>> Start Records for this task

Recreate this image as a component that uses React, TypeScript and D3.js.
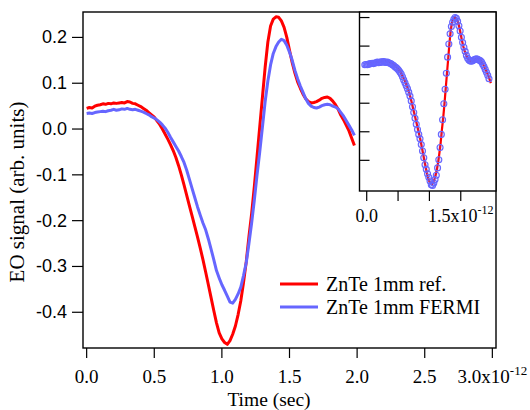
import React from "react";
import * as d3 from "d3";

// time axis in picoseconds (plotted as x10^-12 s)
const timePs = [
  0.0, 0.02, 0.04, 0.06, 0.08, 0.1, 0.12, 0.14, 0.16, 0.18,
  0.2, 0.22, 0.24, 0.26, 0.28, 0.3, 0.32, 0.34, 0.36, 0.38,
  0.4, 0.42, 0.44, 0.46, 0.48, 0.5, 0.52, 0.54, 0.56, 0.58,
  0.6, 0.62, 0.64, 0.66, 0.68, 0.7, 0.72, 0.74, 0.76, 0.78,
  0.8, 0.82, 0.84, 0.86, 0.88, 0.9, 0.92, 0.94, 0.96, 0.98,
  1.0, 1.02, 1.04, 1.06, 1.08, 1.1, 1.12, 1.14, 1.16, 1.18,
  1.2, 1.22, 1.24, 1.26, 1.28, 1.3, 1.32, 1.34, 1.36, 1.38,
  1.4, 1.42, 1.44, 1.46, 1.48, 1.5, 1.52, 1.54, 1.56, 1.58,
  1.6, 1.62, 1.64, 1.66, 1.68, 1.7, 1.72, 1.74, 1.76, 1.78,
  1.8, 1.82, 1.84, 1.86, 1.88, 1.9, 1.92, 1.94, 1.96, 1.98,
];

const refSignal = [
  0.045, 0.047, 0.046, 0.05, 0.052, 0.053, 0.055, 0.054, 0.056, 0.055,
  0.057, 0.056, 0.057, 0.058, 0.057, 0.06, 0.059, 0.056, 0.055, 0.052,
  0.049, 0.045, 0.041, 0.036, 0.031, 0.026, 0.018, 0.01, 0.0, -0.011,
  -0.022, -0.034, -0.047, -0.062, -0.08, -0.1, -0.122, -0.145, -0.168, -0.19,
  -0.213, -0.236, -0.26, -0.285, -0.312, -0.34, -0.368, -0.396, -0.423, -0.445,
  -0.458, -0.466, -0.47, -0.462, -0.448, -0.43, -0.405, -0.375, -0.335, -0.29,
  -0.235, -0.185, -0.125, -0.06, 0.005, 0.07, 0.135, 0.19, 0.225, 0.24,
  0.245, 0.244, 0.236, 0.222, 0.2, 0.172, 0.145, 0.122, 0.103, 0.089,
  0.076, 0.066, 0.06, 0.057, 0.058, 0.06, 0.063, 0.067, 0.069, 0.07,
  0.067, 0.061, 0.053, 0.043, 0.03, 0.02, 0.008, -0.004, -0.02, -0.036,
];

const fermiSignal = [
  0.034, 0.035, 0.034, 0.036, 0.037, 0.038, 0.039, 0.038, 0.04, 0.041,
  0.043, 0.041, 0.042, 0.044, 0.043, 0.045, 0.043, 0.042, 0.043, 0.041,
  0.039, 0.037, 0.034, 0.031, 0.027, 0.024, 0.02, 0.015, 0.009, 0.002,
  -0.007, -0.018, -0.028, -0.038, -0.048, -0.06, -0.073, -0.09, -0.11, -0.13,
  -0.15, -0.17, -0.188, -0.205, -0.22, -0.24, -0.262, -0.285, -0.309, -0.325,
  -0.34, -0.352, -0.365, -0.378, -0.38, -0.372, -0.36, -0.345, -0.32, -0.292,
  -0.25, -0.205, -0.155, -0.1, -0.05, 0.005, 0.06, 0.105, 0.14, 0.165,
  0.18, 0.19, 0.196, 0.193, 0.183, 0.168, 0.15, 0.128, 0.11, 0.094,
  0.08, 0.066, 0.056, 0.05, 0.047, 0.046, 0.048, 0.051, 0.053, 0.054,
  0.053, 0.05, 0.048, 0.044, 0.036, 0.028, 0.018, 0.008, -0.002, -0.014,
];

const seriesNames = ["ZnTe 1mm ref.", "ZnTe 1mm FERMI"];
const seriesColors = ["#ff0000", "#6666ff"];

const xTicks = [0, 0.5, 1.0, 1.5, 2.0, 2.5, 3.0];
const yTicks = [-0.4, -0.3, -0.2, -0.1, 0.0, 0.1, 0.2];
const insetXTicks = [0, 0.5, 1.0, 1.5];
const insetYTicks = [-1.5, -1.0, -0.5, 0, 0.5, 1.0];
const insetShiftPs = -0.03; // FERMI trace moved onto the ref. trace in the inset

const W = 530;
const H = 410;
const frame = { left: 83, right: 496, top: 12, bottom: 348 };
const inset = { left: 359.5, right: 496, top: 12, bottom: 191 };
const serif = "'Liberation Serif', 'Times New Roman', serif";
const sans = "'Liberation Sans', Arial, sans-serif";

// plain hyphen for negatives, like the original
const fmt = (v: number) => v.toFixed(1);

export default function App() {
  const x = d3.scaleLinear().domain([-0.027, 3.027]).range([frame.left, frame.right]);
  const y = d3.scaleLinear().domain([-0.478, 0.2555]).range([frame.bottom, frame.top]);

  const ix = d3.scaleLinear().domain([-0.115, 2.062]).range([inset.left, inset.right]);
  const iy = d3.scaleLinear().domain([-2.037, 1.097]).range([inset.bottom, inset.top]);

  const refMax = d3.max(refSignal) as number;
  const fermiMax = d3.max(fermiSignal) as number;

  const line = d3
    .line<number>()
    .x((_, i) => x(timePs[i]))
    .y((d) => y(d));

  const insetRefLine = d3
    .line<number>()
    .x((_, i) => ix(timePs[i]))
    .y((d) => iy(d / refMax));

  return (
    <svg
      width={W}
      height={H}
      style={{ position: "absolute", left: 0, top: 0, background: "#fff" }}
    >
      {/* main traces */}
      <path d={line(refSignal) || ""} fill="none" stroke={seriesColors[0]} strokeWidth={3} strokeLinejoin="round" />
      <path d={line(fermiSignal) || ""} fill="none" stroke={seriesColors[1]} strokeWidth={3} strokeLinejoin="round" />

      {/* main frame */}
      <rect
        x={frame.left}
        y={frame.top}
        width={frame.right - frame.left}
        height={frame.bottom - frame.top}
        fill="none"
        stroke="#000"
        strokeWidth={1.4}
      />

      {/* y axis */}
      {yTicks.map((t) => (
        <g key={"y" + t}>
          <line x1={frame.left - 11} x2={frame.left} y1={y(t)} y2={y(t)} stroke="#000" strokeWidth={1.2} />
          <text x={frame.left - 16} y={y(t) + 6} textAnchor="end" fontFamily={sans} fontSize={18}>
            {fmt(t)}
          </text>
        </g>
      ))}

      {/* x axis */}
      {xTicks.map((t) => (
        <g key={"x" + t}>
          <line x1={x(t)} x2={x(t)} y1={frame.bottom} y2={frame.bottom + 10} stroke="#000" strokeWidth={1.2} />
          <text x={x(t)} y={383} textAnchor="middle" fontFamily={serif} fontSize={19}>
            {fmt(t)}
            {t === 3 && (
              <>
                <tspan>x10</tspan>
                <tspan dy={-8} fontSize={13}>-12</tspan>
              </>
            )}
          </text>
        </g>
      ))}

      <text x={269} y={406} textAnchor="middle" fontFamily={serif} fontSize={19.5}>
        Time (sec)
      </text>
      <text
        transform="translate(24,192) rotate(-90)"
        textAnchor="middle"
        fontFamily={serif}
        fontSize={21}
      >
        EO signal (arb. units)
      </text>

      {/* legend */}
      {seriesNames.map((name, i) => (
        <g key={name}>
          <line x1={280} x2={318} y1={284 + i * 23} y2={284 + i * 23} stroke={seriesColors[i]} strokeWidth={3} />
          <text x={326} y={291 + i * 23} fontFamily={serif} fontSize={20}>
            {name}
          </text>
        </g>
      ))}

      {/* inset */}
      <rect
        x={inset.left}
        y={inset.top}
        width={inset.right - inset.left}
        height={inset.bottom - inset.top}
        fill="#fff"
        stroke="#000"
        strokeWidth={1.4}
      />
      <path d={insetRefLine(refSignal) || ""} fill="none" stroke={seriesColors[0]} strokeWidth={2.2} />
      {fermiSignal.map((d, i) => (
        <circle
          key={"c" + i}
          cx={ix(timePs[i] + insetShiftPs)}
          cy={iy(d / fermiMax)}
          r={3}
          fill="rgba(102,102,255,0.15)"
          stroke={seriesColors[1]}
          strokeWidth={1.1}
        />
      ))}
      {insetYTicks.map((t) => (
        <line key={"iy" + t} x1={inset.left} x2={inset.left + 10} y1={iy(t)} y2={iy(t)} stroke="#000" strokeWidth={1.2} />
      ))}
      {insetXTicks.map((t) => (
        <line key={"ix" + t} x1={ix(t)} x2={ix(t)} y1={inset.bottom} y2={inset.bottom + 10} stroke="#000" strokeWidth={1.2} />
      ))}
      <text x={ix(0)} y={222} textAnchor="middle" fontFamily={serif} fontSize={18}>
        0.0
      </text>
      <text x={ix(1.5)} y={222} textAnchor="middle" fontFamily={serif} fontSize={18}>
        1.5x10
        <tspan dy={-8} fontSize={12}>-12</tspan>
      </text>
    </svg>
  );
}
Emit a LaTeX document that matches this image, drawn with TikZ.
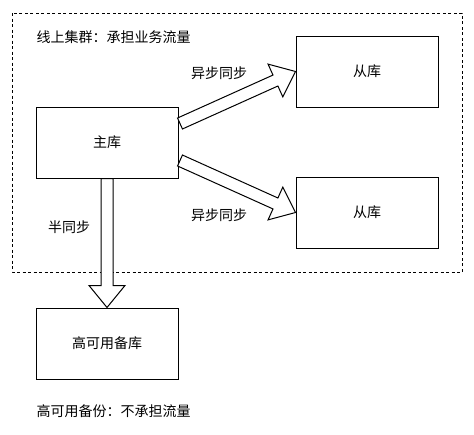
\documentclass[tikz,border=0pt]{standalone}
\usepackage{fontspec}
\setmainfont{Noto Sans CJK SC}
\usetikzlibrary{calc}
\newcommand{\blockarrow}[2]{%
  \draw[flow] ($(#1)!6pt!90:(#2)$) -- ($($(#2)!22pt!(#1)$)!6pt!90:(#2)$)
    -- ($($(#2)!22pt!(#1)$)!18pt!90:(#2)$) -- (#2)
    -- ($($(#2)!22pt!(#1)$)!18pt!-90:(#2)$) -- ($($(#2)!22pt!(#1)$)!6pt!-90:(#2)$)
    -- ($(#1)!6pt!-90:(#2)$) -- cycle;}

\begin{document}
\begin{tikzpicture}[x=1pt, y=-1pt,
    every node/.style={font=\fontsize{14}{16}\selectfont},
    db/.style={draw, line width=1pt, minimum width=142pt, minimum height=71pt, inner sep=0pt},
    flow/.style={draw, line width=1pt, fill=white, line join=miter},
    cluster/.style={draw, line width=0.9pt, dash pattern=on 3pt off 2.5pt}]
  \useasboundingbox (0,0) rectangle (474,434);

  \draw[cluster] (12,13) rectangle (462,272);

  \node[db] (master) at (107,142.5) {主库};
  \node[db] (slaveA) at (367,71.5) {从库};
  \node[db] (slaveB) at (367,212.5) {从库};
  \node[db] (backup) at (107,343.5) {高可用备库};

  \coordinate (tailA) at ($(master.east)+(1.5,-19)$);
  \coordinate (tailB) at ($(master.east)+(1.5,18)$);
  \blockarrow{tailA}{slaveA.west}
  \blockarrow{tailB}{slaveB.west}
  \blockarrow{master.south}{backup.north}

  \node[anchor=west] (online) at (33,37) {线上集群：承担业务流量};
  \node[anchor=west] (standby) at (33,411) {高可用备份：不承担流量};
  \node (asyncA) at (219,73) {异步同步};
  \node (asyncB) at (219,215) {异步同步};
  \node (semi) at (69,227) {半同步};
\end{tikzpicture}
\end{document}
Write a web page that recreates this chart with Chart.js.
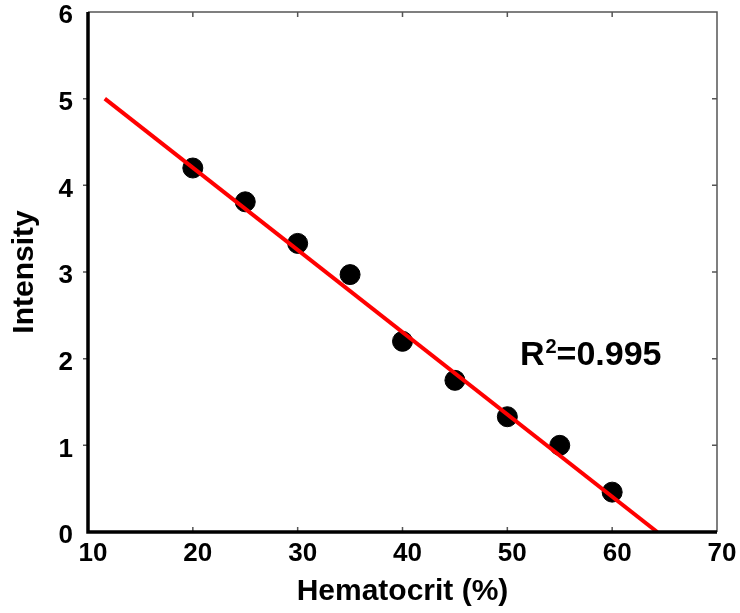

>> End Records for this task

All lines from the start of the entries through the one with "import * as" are to be output exactly; omit the pictures.

__Response to this task__
Recreate this image as a component that uses React, TypeScript and D3.js.
import React from "react";
import * as d3 from "d3";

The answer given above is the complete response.